* **Task input**:

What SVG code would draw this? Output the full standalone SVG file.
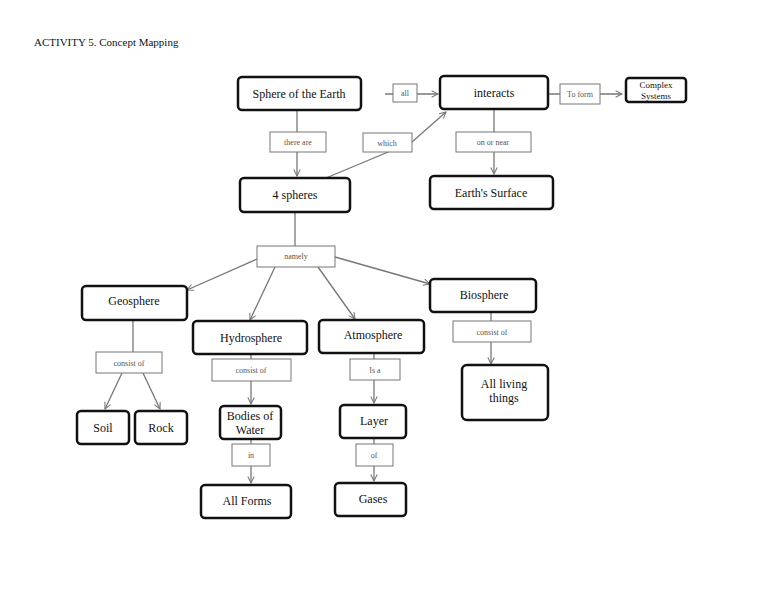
<svg xmlns="http://www.w3.org/2000/svg" width="768" height="593" viewBox="0 0 768 593">
<style>
.n{fill:#fff;stroke:#111;stroke-width:2.5}
.l{fill:#fff;stroke:#777;stroke-width:1}
.c{stroke:#777;stroke-width:1.3;fill:none}
text{font-family:"Liberation Serif",serif;fill:#111;text-anchor:middle}
.t{font-size:12px}
.s{font-size:8px;fill:#555}
</style>
<defs><marker id="a" viewBox="0 0 10 10" refX="9" refY="5" markerWidth="8" markerHeight="8" orient="auto" markerUnits="userSpaceOnUse"><path d="M1,1L9,5L1,9" fill="none" stroke="#777" stroke-width="1.3"/></marker></defs>
<text x="34" y="46" style="text-anchor:start;font-size:11px">ACTIVITY 5. Concept Mapping</text>
<g id="connectors">
<path class="c" d="M385,94H438" marker-end="url(#a)"/>
<path class="c" d="M548,94H622" marker-end="url(#a)"/>
<path class="c" d="M297,110V176" marker-end="url(#a)"/>
<path class="c" d="M326,178L412,142L446,112" marker-end="url(#a)"/>
<path class="c" d="M494,109V174" marker-end="url(#a)"/>
<path class="c" d="M295,212V246"/>
<path class="c" d="M257,259L187,290" marker-end="url(#a)"/>
<path class="c" d="M275,267L250,320" marker-end="url(#a)"/>
<path class="c" d="M318,267L355,319" marker-end="url(#a)"/>
<path class="c" d="M335,257L430,284" marker-end="url(#a)"/>
<path class="c" d="M133,320V352"/>
<path class="c" d="M122,373L105,409" marker-end="url(#a)"/>
<path class="c" d="M143,373L160,409" marker-end="url(#a)"/>
<path class="c" d="M251,354V404" marker-end="url(#a)"/>
<path class="c" d="M374,353V403" marker-end="url(#a)"/>
<path class="c" d="M491,312V364" marker-end="url(#a)"/>
<path class="c" d="M251,439V483" marker-end="url(#a)"/>
<path class="c" d="M374,438V481" marker-end="url(#a)"/>
</g>
<g id="labels">
<rect class="l" x="393" y="84" width="24" height="18"/><text class="s" x="405" y="96">all</text>
<rect class="l" x="560" y="84" width="40" height="20"/><text class="s" x="580" y="97">To form</text>
<rect class="l" x="270" y="132" width="56" height="20"/><text class="s" x="298" y="145">there are</text>
<rect class="l" x="363" y="133" width="49" height="19"/><text class="s" x="387" y="146">which</text>
<rect class="l" x="456" y="132" width="75" height="20"/><text class="s" x="493" y="145">on or near</text>
<rect class="l" x="257" y="246" width="78" height="21"/><text class="s" x="296" y="259">namely</text>
<rect class="l" x="96" y="352" width="66" height="21"/><text class="s" x="129" y="366">consist of</text>
<rect class="l" x="212" y="359" width="79" height="22"/><text class="s" x="251" y="373">consist of</text>
<rect class="l" x="350" y="359" width="50" height="21"/><text class="s" x="375" y="373">Is a</text>
<rect class="l" x="453" y="321" width="78" height="21"/><text class="s" x="492" y="335">consist of</text>
<rect class="l" x="232" y="444" width="38" height="22"/><text class="s" x="251" y="458">in</text>
<rect class="l" x="356" y="444" width="37" height="22"/><text class="s" x="374" y="458">of</text>
</g>
<g id="n1"><rect class="n" x="238" y="77" width="123" height="33" rx="4"/><text class="t" x="299" y="98">Sphere of the Earth</text></g>
<g id="n2"><rect class="n" x="440" y="76" width="108" height="33" rx="4"/><text class="t" x="494" y="97">interacts</text></g>
<g id="n3"><rect class="n" x="626" y="78" width="60" height="24" rx="3"/><text x="656" y="88" style="font-size:9px">Complex</text><text x="656" y="99" style="font-size:9px">Systems</text></g>
<g id="n4"><rect class="n" x="240" y="178" width="110" height="34" rx="4"/><text class="t" x="295" y="199">4 spheres</text></g>
<g id="n5"><rect class="n" x="430" y="176" width="123" height="33" rx="4"/><text class="t" x="491" y="197">Earth's Surface</text></g>
<g id="n6"><rect class="n" x="82" y="286" width="105" height="34" rx="4"/><text class="t" x="134" y="305">Geosphere</text></g>
<g id="n7"><rect class="n" x="193" y="321" width="114" height="33" rx="4"/><text class="t" x="251" y="342">Hydrosphere</text></g>
<g id="n8"><rect class="n" x="319" y="320" width="105" height="33" rx="4"/><text class="t" x="373" y="339">Atmosphere</text></g>
<g id="n9"><rect class="n" x="430" y="279" width="106" height="33" rx="4"/><text class="t" x="484" y="299">Biosphere</text></g>
<g id="n10"><rect class="n" x="77" y="411" width="52" height="33" rx="4"/><text class="t" x="103" y="432">Soil</text></g>
<g id="n11"><rect class="n" x="135" y="411" width="52" height="33" rx="4"/><text class="t" x="161" y="432">Rock</text></g>
<g id="n12"><rect class="n" x="220" y="406" width="61" height="33" rx="4"/><text class="t" x="250" y="420">Bodies of</text><text class="t" x="250" y="434">Water</text></g>
<g id="n13"><rect class="n" x="340" y="405" width="66" height="33" rx="4"/><text class="t" x="374" y="425">Layer</text></g>
<g id="n14"><rect class="n" x="462" y="365" width="86" height="55" rx="5"/><text class="t" x="504" y="388">All living</text><text class="t" x="504" y="402">things</text></g>
<g id="n15"><rect class="n" x="201" y="485" width="90" height="33" rx="4"/><text class="t" x="247" y="505">All Forms</text></g>
<g id="n16"><rect class="n" x="335" y="483" width="71" height="33" rx="4"/><text class="t" x="373" y="503">Gases</text></g>
</svg>
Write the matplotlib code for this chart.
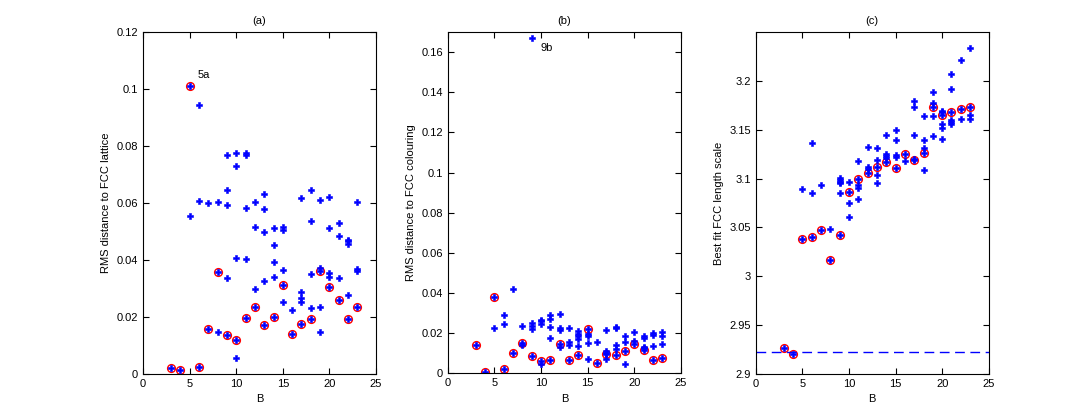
import matplotlib
matplotlib.use('Agg')
import matplotlib.pyplot as plt
import numpy as np

plt.rcParams['font.family'] = ['Liberation Sans', 'DejaVu Sans']
plt.rcParams['font.size'] = 8

# cluster sizes with a red-circled (lowest energy) structure
B_best = list(range(3, 24))

# (a) RMS distance to FCC lattice
a_best = [0.0020, 0.0013, 0.1010, 0.0025, 0.0157, 0.0358, 0.0137, 0.0118, 0.0195, 0.0235, 0.0171,
          0.0199, 0.0311, 0.0139, 0.0174, 0.0192, 0.0360, 0.0304, 0.0260, 0.0192, 0.0235]
a_other = {
    5: [0.0553], 6: [0.0943, 0.0607], 7: [0.0599], 8: [0.0603, 0.0146],
    9: [0.0767, 0.0644, 0.0592, 0.0336], 10: [0.0774, 0.0729, 0.0406, 0.0055],
    11: [0.0774, 0.0770, 0.0581, 0.0402], 12: [0.0602, 0.0515, 0.0297],
    13: [0.0630, 0.0578, 0.0497, 0.0325], 14: [0.0511, 0.0452, 0.0392, 0.0339],
    15: [0.0515, 0.0505, 0.0364, 0.0252], 16: [0.0225],
    17: [0.0616, 0.0287, 0.0266, 0.0252], 18: [0.0644, 0.0536, 0.0350, 0.0231],
    19: [0.0609, 0.0371, 0.0234, 0.0146], 20: [0.0620, 0.0511, 0.0354, 0.0339],
    21: [0.0531, 0.0483, 0.0336], 22: [0.0471, 0.0467, 0.0455, 0.0276],
    23: [0.0602, 0.0367, 0.0360],
}

# (b) RMS distance to FCC colouring
b_best = [0.0140, 0.0007, 0.0380, 0.0020, 0.0100, 0.0150, 0.0085, 0.0060, 0.0065, 0.0147, 0.0065,
          0.0090, 0.0223, 0.0050, 0.0095, 0.0090, 0.0113, 0.0147, 0.0115, 0.0065, 0.0075]
b_other = {
    5: [0.0227], 6: [0.0290, 0.0245], 7: [0.0420], 8: [0.0235, 0.0140],
    9: [0.1670, 0.0250, 0.0235, 0.0220], 10: [0.0267, 0.0258, 0.0247, 0.0045],
    11: [0.0292, 0.0272, 0.0230, 0.0177], 12: [0.0297, 0.0227, 0.0217, 0.0133],
    13: [0.0227, 0.0155, 0.0140], 14: [0.0212, 0.0198, 0.0188, 0.0170, 0.0135],
    15: [0.0198, 0.0188, 0.0150, 0.0070], 16: [0.0155],
    17: [0.0215, 0.0113, 0.0102, 0.0070], 18: [0.0233, 0.0225, 0.0140, 0.0123],
    19: [0.0185, 0.0155, 0.0045], 20: [0.0205, 0.0163],
    21: [0.0185, 0.0175, 0.0133, 0.0125], 22: [0.0200, 0.0192, 0.0135],
    23: [0.0205, 0.0185, 0.0145],
}

# (c) best fit FCC length scale
c_best = [2.9265, 2.9207, 3.0384, 3.0398, 3.0469, 3.0163, 3.0418, 3.0867, 3.1000, 3.1061, 3.1122,
          3.1173, 3.1112, 3.1255, 3.1194, 3.1265, 3.1735, 3.1653, 3.1684, 3.1714, 3.1735]
c_other = {
    5: [3.0898], 6: [3.1367, 3.0857], 7: [3.0939], 8: [3.0483],
    9: [3.1010, 3.0990, 3.0970, 3.0950, 3.0857], 10: [3.0970, 3.0745, 3.0610],
    11: [3.1184, 3.0939, 3.0908, 3.0789], 12: [3.1327, 3.1122, 3.1102],
    13: [3.1316, 3.1194, 3.1041, 3.0959], 14: [3.1449, 3.1255, 3.1235, 3.1214],
    15: [3.1500, 3.1398, 3.1245, 3.1224], 16: [3.1184],
    17: [3.1793, 3.1735, 3.1449, 3.1204], 18: [3.1643, 3.1398, 3.1316, 3.1092],
    19: [3.1888, 3.1776, 3.1643, 3.1439], 20: [3.1694, 3.1684, 3.1561, 3.1520, 3.1408],
    21: [3.2071, 3.1918, 3.1602, 3.1582, 3.1561], 22: [3.2214, 3.1612],
    23: [3.2337, 3.1653, 3.1612],
}
c_bulk = 2.9224


def flatten(other):
    xs, ys = [], []
    for b, vals in other.items():
        xs += [b] * len(vals)
        ys += vals
    return xs, ys


def draw(ax, best, other, title, ylabel):
    xs, ys = flatten(other)
    ax.plot(B_best, best, 'o', ms=5.6, mfc='none', mec='red', mew=1.0)
    ax.plot(xs + B_best, ys + best, 'P', ms=4.0, color='blue', mec='blue', mew=0.4)
    ax.set_xlim(0, 25)
    ax.set_xticks(range(0, 26, 5))
    ax.set_title(title, fontsize=8)
    ax.set_xlabel('B', fontsize=8)
    ax.set_ylabel(ylabel, fontsize=8)
    ax.tick_params(direction='in', top=True, right=True, length=4, labelsize=8)
    for s in ax.spines.values():
        s.set_linewidth(0.8)


def fmt(v):
    return ('%.2f' % v).rstrip('0').rstrip('.')


fig = plt.figure(figsize=(10.91, 4.2), dpi=100)
ax1 = fig.add_axes([0.1311, 0.1095, 0.2136, 0.8143])
ax2 = fig.add_axes([0.4103, 0.1112, 0.2139, 0.8126])
ax3 = fig.add_axes([0.6927, 0.1095, 0.2136, 0.8143])

draw(ax1, a_best, a_other, '(a)', 'RMS distance to FCC lattice')
ax1.set_ylim(0, 0.12)
yt = np.arange(0, 0.121, 0.02)
ax1.set_yticks(yt)
ax1.set_yticklabels([fmt(v) for v in yt])
ax1.text(5.8, 0.105, '5a', fontsize=8, va='center')

draw(ax2, b_best, b_other, '(b)', 'RMS distance to FCC colouring')
ax2.set_ylim(0, 0.17)
yt = np.arange(0, 0.161, 0.02)
ax2.set_yticks(yt)
ax2.set_yticklabels([fmt(v) for v in yt])
ax2.text(10.0, 0.162, '9b', fontsize=8, va='center')

draw(ax3, c_best, c_other, '(c)', 'Best fit FCC length scale')
ax3.axhline(c_bulk, color='blue', ls=(0, (7, 4)), lw=1.0)
ax3.set_ylim(2.9, 3.25)
yt = [2.9, 2.95, 3.0, 3.05, 3.1, 3.15, 3.2]
ax3.set_yticks(yt)
ax3.set_yticklabels([fmt(v) for v in yt])

fig.savefig('out.png', dpi=100)
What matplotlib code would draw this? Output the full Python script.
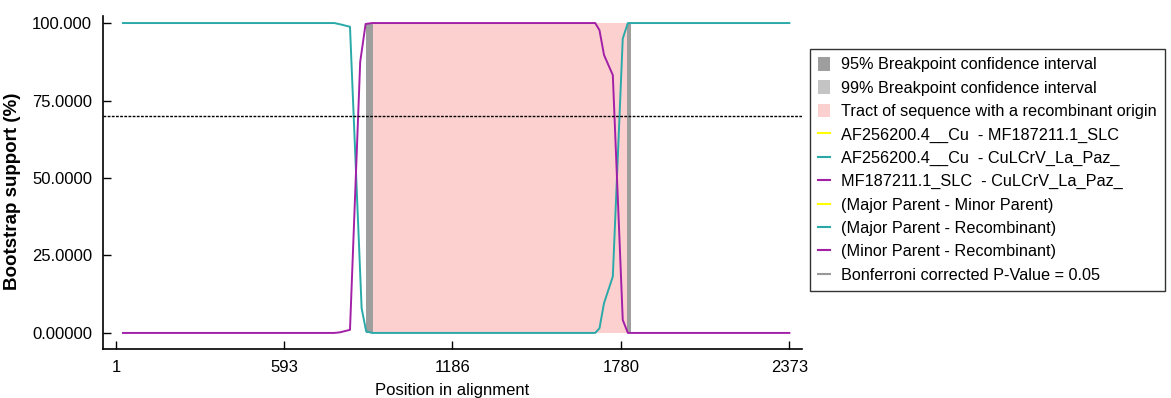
import matplotlib
matplotlib.use("Agg")
import matplotlib.pyplot as plt
from matplotlib.patches import Patch
from matplotlib.lines import Line2D

plt.rcParams['font.family'] = ['Liberation Sans Narrow', 'Liberation Sans', 'DejaVu Sans']

# bootstrap support curves (position, %)
teal_pos = [25, 770, 790, 825, 866, 882, 903, 1689, 1704, 1720, 1751, 1786, 1804, 2373]
teal_val = [100, 100, 99.6, 98.8, 8.0, 0.5, 0, 0, 1.5, 9.6, 18.2, 95.0, 100, 100]
mag_pos = [25, 770, 790, 825, 861, 880, 903, 1689, 1704, 1720, 1751, 1786, 1804, 2373]
mag_val = [0, 0, 0.2, 1.0, 87.5, 99.7, 100, 100, 97.7, 89.7, 83.2, 4.2, 0, 0]

ci95 = [(881, 907), (1800, 1815)]
tract = (907, 1800)
threshold = 70

xticks = [1, 593, 1186, 1780, 2373]
yticks = [0, 25, 50, 75, 100]
ytick_labels = ["0.00000", "25.0000", "50.0000", "75.0000", "100.000"]

legend_labels = [
    "95% Breakpoint confidence interval",
    "99% Breakpoint confidence interval",
    "Tract of sequence with a recombinant origin",
    "AF256200.4__Cu  - MF187211.1_SLC",
    "AF256200.4__Cu  - CuLCrV_La_Paz_",
    "MF187211.1_SLC  - CuLCrV_La_Paz_",
    "(Major Parent - Minor Parent)",
    "(Major Parent - Recombinant)",
    "(Minor Parent - Recombinant)",
    "Bonferroni corrected P-Value = 0.05",
]

TEAL = "#2aa9a9"
MAG = "#a21fa8"
YEL = "#ffff00"
PINK = "#fdd0d0"
DARK = "#9e9e9e"
LIGHT = "#c4c4c4"

fig = plt.figure(figsize=(11.71, 3.98), dpi=100)
ax = fig.add_axes([0.088, 0.123, 0.597, 0.837])

ax.fill_between([tract[0], tract[1]], 0, 100, color=PINK, lw=0)
for lo, hi in ci95:
    ax.fill_between([lo, hi], 0, 100, color=DARK, lw=0)

ax.plot(teal_pos, teal_val, color=TEAL, lw=1.4)
ax.plot(mag_pos, mag_val, color=MAG, lw=1.4)
ax.axhline(threshold, color="black", lw=1.0, ls=(0, (2, 1)))

ax.set_xlim(-45, 2418)
ax.set_ylim(-5.2, 102.3)
ax.set_xticks(xticks)
ax.set_xticklabels([str(t) for t in xticks])
ax.set_yticks(yticks)
ax.set_yticklabels(ytick_labels)
ax.tick_params(direction="in", length=6, width=1, labelsize=12, pad=8)
for s in ["top", "right"]:
    ax.spines[s].set_visible(False)
for s in ["left", "bottom"]:
    ax.spines[s].set_linewidth(1.2)
ax.set_xlabel("Position in alignment", fontsize=12, labelpad=6)
ax.set_ylabel("Bootstrap support (%)", fontsize=13.5, fontweight="bold")
ax.yaxis.set_label_coords(-0.117, 0.474)

handles = [
    Patch(facecolor=DARK, edgecolor="none"),
    Patch(facecolor=LIGHT, edgecolor="none"),
    Patch(facecolor=PINK, edgecolor="none"),
    Line2D([], [], color=YEL, lw=1.5),
    Line2D([], [], color=TEAL, lw=1.5),
    Line2D([], [], color=MAG, lw=1.5),
    Line2D([], [], color=YEL, lw=1.5),
    Line2D([], [], color=TEAL, lw=1.5),
    Line2D([], [], color=MAG, lw=1.5),
    Line2D([], [], color="#999999", lw=1.5),
]
leg = fig.legend(handles, legend_labels, loc="upper left",
                 bbox_to_anchor=(810 / 1171, 1 - 49 / 398),
                 fontsize=11.7, frameon=True, fancybox=False,
                 handlelength=0.7, handleheight=0.9, handletextpad=0.7,
                 labelspacing=0.49, borderpad=0.5, borderaxespad=0)
leg.get_frame().set_edgecolor("black")
leg.get_frame().set_linewidth(1.0)

fig.savefig("out.png", dpi=100)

* **Task brief**: Make an exact copy of the lines from the one containing "What matplotlib code" to the one containing "Narrow', 'Liberation Sans', 'DejaVu Sans']", keeping both and leaving out every picture.

* **Full solution**:
What matplotlib code would draw this? Output the full Python script.
import matplotlib
matplotlib.use("Agg")
import matplotlib.pyplot as plt
from matplotlib.patches import Patch
from matplotlib.lines import Line2D

plt.rcParams['font.family'] = ['Liberation Sans Narrow', 'Liberation Sans', 'DejaVu Sans']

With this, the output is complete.